** Start Listed records **

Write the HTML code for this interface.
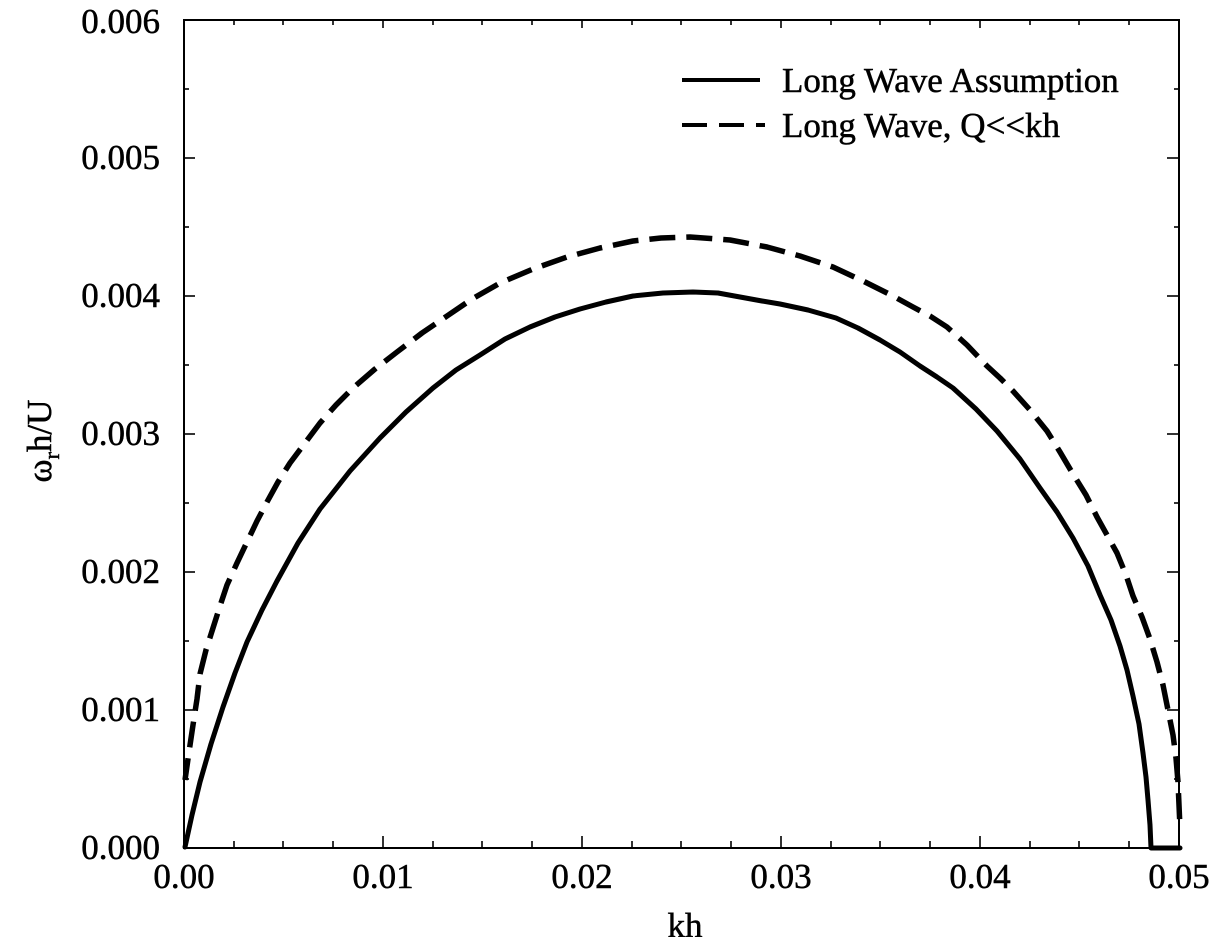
<!DOCTYPE html>
<html>
<head>
<meta charset="utf-8">
<style>
html,body{margin:0;padding:0;background:#fff;}
svg{display:block;}
text{font-family:"Liberation Serif","DejaVu Serif",serif;fill:#000;stroke:#000;stroke-width:0.5;}
</style>
</head>
<body>
<svg width="1210" height="937" viewBox="0 0 1210 937" xmlns="http://www.w3.org/2000/svg">
<rect x="0" y="0" width="1210" height="937" fill="#fff"/>
<!-- axes frame -->
<rect x="184" y="20" width="995" height="828" fill="none" stroke="#000" stroke-width="2"/>

<!-- bottom ticks -->
<g stroke="#000" stroke-width="1.6">
<line x1="234" y1="848" x2="234" y2="841"/>
<line x1="283" y1="848" x2="283" y2="841"/>
<line x1="333" y1="848" x2="333" y2="841"/>
<line x1="383" y1="848" x2="383" y2="836"/>
<line x1="433" y1="848" x2="433" y2="841"/>
<line x1="482" y1="848" x2="482" y2="841"/>
<line x1="532" y1="848" x2="532" y2="841"/>
<line x1="582" y1="848" x2="582" y2="836"/>
<line x1="632" y1="848" x2="632" y2="841"/>
<line x1="681" y1="848" x2="681" y2="841"/>
<line x1="731" y1="848" x2="731" y2="841"/>
<line x1="781" y1="848" x2="781" y2="836"/>
<line x1="831" y1="848" x2="831" y2="841"/>
<line x1="880" y1="848" x2="880" y2="841"/>
<line x1="930" y1="848" x2="930" y2="841"/>
<line x1="980" y1="848" x2="980" y2="836"/>
<line x1="1030" y1="848" x2="1030" y2="841"/>
<line x1="1079" y1="848" x2="1079" y2="841"/>
<line x1="1129" y1="848" x2="1129" y2="841"/>
<!-- top ticks -->
<line x1="234" y1="20" x2="234" y2="25"/>
<line x1="283" y1="20" x2="283" y2="25"/>
<line x1="333" y1="20" x2="333" y2="25"/>
<line x1="383" y1="20" x2="383" y2="28"/>
<line x1="433" y1="20" x2="433" y2="25"/>
<line x1="482" y1="20" x2="482" y2="25"/>
<line x1="532" y1="20" x2="532" y2="25"/>
<line x1="582" y1="20" x2="582" y2="28"/>
<line x1="632" y1="20" x2="632" y2="25"/>
<line x1="681" y1="20" x2="681" y2="25"/>
<line x1="731" y1="20" x2="731" y2="25"/>
<line x1="781" y1="20" x2="781" y2="28"/>
<line x1="831" y1="20" x2="831" y2="25"/>
<line x1="880" y1="20" x2="880" y2="25"/>
<line x1="930" y1="20" x2="930" y2="25"/>
<line x1="980" y1="20" x2="980" y2="28"/>
<line x1="1030" y1="20" x2="1030" y2="25"/>
<line x1="1079" y1="20" x2="1079" y2="25"/>
<line x1="1129" y1="20" x2="1129" y2="25"/>
<!-- left ticks -->
<line x1="184" y1="779" x2="189" y2="779"/>
<line x1="184" y1="710" x2="195" y2="710"/>
<line x1="184" y1="641" x2="189" y2="641"/>
<line x1="184" y1="572" x2="195" y2="572"/>
<line x1="184" y1="503" x2="189" y2="503"/>
<line x1="184" y1="434" x2="195" y2="434"/>
<line x1="184" y1="365" x2="189" y2="365"/>
<line x1="184" y1="296" x2="195" y2="296"/>
<line x1="184" y1="227" x2="189" y2="227"/>
<line x1="184" y1="158" x2="195" y2="158"/>
<line x1="184" y1="89" x2="189" y2="89"/>
<!-- right ticks -->
<line x1="1179" y1="779" x2="1174" y2="779"/>
<line x1="1179" y1="710" x2="1167" y2="710"/>
<line x1="1179" y1="641" x2="1174" y2="641"/>
<line x1="1179" y1="572" x2="1167" y2="572"/>
<line x1="1179" y1="503" x2="1174" y2="503"/>
<line x1="1179" y1="434" x2="1167" y2="434"/>
<line x1="1179" y1="365" x2="1174" y2="365"/>
<line x1="1179" y1="296" x2="1167" y2="296"/>
<line x1="1179" y1="227" x2="1174" y2="227"/>
<line x1="1179" y1="158" x2="1167" y2="158"/>
<line x1="1179" y1="89" x2="1174" y2="89"/>
</g>

<!-- y tick labels -->
<g font-size="35" text-anchor="end">
<text x="160" y="859">0.000</text>
<text x="160" y="721">0.001</text>
<text x="160" y="583">0.002</text>
<text x="160" y="445">0.003</text>
<text x="160" y="307">0.004</text>
<text x="160" y="169">0.005</text>
<text x="160" y="33">0.006</text>
</g>

<!-- x tick labels -->
<g font-size="35" text-anchor="middle">
<text x="184" y="888">0.00</text>
<text x="383" y="888">0.01</text>
<text x="582" y="888">0.02</text>
<text x="781" y="888">0.03</text>
<text x="980" y="888">0.04</text>
<text x="1179" y="888">0.05</text>
</g>

<!-- axis titles -->
<text x="685" y="937" font-size="35" text-anchor="middle">kh</text>
<text transform="translate(51,441) rotate(-90)" font-size="35" text-anchor="middle">ω<tspan font-size="22" dy="8">r</tspan><tspan dy="-8">h/U</tspan></text>

<!-- solid curve -->
<polyline fill="none" stroke="#000" stroke-width="5" stroke-linejoin="round" stroke-linecap="round"
points="185,847 192,815 200,782 211,744 223,707 235,673 247,642 262,610 277,581 298,543 320,509 350,471 380,438 406,412 433,388 456,370 480,355 505,339 530,327 555,317 580,309 606,302 633,296 663,293 693,292 718,293 740,297 762,301 780,304 808,310 836,318 858,328 880,340 900,352 920,366 937,377 953,388 976,409 997,431 1020,459 1040,488 1057,512 1073,538 1088,566 1100,595 1111,620 1120,646 1127,670 1133,696 1139,724 1143,753 1146,777 1148,800 1150,825 1151,848 1180,848"/>

<!-- dashed curve -->
<polyline fill="none" stroke="#000" stroke-width="5.5" stroke-linejoin="round" stroke-dasharray="26,11" stroke-dashoffset="4"
points="185,780 189,752 193,725 197,699 200,674 206,650 213,628 220,606 227,585 237,563 247,542 257,521 267,502 278,482 290,463 305,443 320,423 336,405 353,388 375,369 397,352 422,333 447,316 472,299 500,283 533,269 567,257 600,248 633,241 661,238 690,237 730,240 767,247 800,256 833,267 863,281 893,296 913,307 930,316 947,327 967,345 987,366 1000,378 1013,391 1030,410 1047,431 1060,452 1073,474 1086,495 1097,517 1107,535 1117,553 1126,575 1133,596 1142,617 1150,639 1157,662 1163,685 1168,710 1173,735 1176,758 1178,782 1179,805 1180,828"/>

<!-- legend -->
<line x1="682" y1="80" x2="760" y2="80" stroke="#000" stroke-width="4"/>
<line x1="682" y1="125" x2="765" y2="125" stroke="#000" stroke-width="4" stroke-dasharray="25,12"/>
<text x="782" y="92" font-size="35">Long Wave Assumption</text>
<text x="782" y="137" font-size="35">Long Wave, Q&lt;&lt;kh</text>
</svg>
</body>
</html>
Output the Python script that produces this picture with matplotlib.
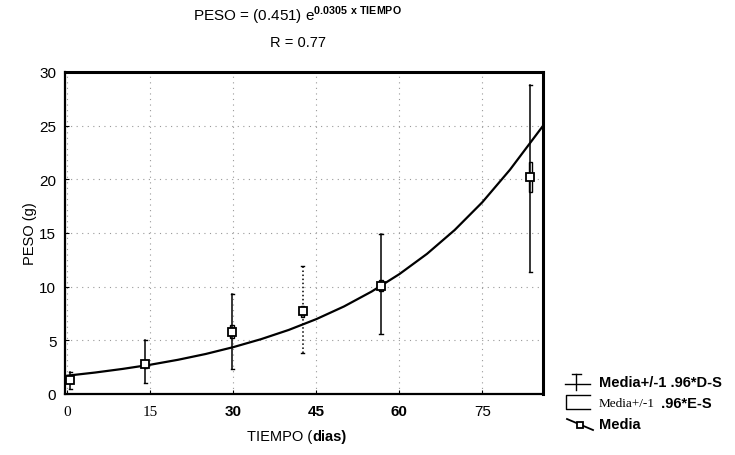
import matplotlib
matplotlib.use("Agg")
import matplotlib.pyplot as plt
from matplotlib.patches import Rectangle

plt.rcParams["font.family"] = ["Liberation Sans", "DejaVu Sans"]
plt.rcParams["mathtext.fontset"] = "custom"
plt.rcParams["mathtext.rm"] = "Liberation Sans"
plt.rcParams["mathtext.bf"] = "Liberation Sans:bold"

# mean weight per sampling day
days = [0.5, 14.1, 29.8, 42.5, 56.7, 83.7]
mean = [1.3, 2.8, 5.8, 7.7, 10.1, 20.2]
sd_lo = [0.5, 1.0, 2.3, 3.8, 5.6, 11.4]     # media - 1.96*DS
sd_hi = [2.0, 5.0, 9.3, 11.9, 14.9, 28.8]   # media + 1.96*DS
se_lo = [1.0, 2.4, 5.2, 7.2, 9.6, 18.8]     # media - 1.96*ES
se_hi = [1.6, 3.2, 6.4, 8.2, 10.6, 21.6]    # media + 1.96*ES

# fitted exponential curve
fit_x = [0, 5, 10, 15, 20, 25, 30, 35, 40, 45, 50, 55, 60, 65, 70, 75, 80, 86]
fit_y = [1.70, 1.99, 2.33, 2.72, 3.18, 3.72, 4.36, 5.10, 5.96, 6.97, 8.15,
         9.54, 11.16, 13.05, 15.27, 17.86, 20.89, 25.0]

xticks = [0, 15, 30, 45, 60, 75]
yticks = [0, 5, 10, 15, 20, 25, 30]

fig = plt.figure(figsize=(7.35, 4.56), dpi=100)
ax = fig.add_axes([0.088, 0.134, 0.651, 0.706])

ax.plot(fit_x, fit_y, color="black", lw=1.6, zorder=3)
for i, d in enumerate(days):
    ls = ":" if i == 3 else "-"
    ax.plot([d, d], [sd_lo[i], sd_hi[i]], color="black", lw=1.1, ls=ls, zorder=2)
    ax.plot([d - 0.3, d + 0.3], [sd_lo[i], sd_lo[i]], color="black", lw=1.0)
    ax.plot([d - 0.3, d + 0.3], [sd_hi[i], sd_hi[i]], color="black", lw=1.0)
    ax.add_patch(Rectangle((d - 0.35, se_lo[i]), 0.7, se_hi[i] - se_lo[i],
                           fill=False, edgecolor="black", lw=1.0, zorder=4))
ax.plot(days, mean, ls="none", marker="s", ms=5.5, mfc="white", mec="black",
        mew=1.3, zorder=5)

ax.set_xlim(-0.5, 86)
ax.set_ylim(0, 30)
ax.set_xticks(xticks)
ax.set_yticks(yticks)
ax.set_xticklabels([])
ax.tick_params(axis="y", direction="in", length=3, labelsize=11, pad=6)
ax.tick_params(axis="x", direction="in", length=3)
ax.grid(True, color="#999999", ls=(0, (1, 4)), lw=0.8)
ax.set_axisbelow(True)
for side in ["left", "bottom"]:
    ax.spines[side].set_linewidth(1.6)
for side in ["top", "right"]:
    ax.spines[side].set_linewidth(2.2)

# tick labels: the scan mixes typefaces
styles = [("Liberation Serif", "normal"), ("Liberation Serif", "normal"),
          ("Liberation Sans", "bold"), ("Liberation Sans", "bold"),
          ("Liberation Sans", "bold"), ("Liberation Sans", "normal")]
for t, (fam, wt) in zip(xticks, styles):
    ax.text(t, -1.6, str(t), ha="center", va="center", fontsize=11,
            family=fam, weight=wt)

ax.set_ylabel("PESO (g)", fontsize=10.5, labelpad=2)
fig.text(0.425, 0.042, "TIEMPO (", fontsize=10.5, ha="right", va="center")
fig.text(0.425, 0.042, "dias)", fontsize=10.5, ha="left", va="center", weight="bold")

fig.text(0.405, 0.965, r"PESO = (0.451) e$^{\mathbf{0.0305\ x\ TIEMPO}}$",
         ha="center", va="center", fontsize=11)
fig.text(0.405, 0.906, "R = 0.77", ha="center", va="center", fontsize=10.5)

# legend drawn by hand to keep the mixed fonts
lg = fig.add_axes([0, 0, 1, 1], facecolor="none")
lg.set_axis_off()
lg.set_xlim(0, 735)
lg.set_ylim(456, 0)
# D-S entry
lg.plot([576, 576], [375, 391], color="black", lw=1)
lg.plot([572, 581], [375, 375], color="black", lw=1)
lg.plot([565, 590], [385, 385], color="black", lw=1)
lg.text(599, 383, "Media+/-1 .96*D-S", fontsize=10.5, va="center", weight="bold")
# E-S entry
lg.plot([590, 566, 566, 590], [396, 396, 410, 410], color="black", lw=1)
lg.text(599, 404, "Media+/-1", fontsize=9.5, va="center", family="Liberation Serif")
lg.text(657, 404, " .96*E-S", fontsize=10.5, va="center", weight="bold")
# Media entry
lg.plot([567, 593], [420, 431], color="black", lw=1.3)
lg.plot([580], [426], marker="s", ms=5, mfc="white", mec="black", mew=1.3)
lg.text(599, 425, "Media", fontsize=10.5, va="center", weight="bold")

fig.savefig("out.png", dpi=100)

** End Listed records **

**Goal:**
Look through the entries above; copy each line where the string "matplotlib" appears.

**Finished exercise:**
Output the Python script that produces this picture with matplotlib.
import matplotlib
matplotlib.use("Agg")
import matplotlib.pyplot as plt
from matplotlib.patches import Rectangle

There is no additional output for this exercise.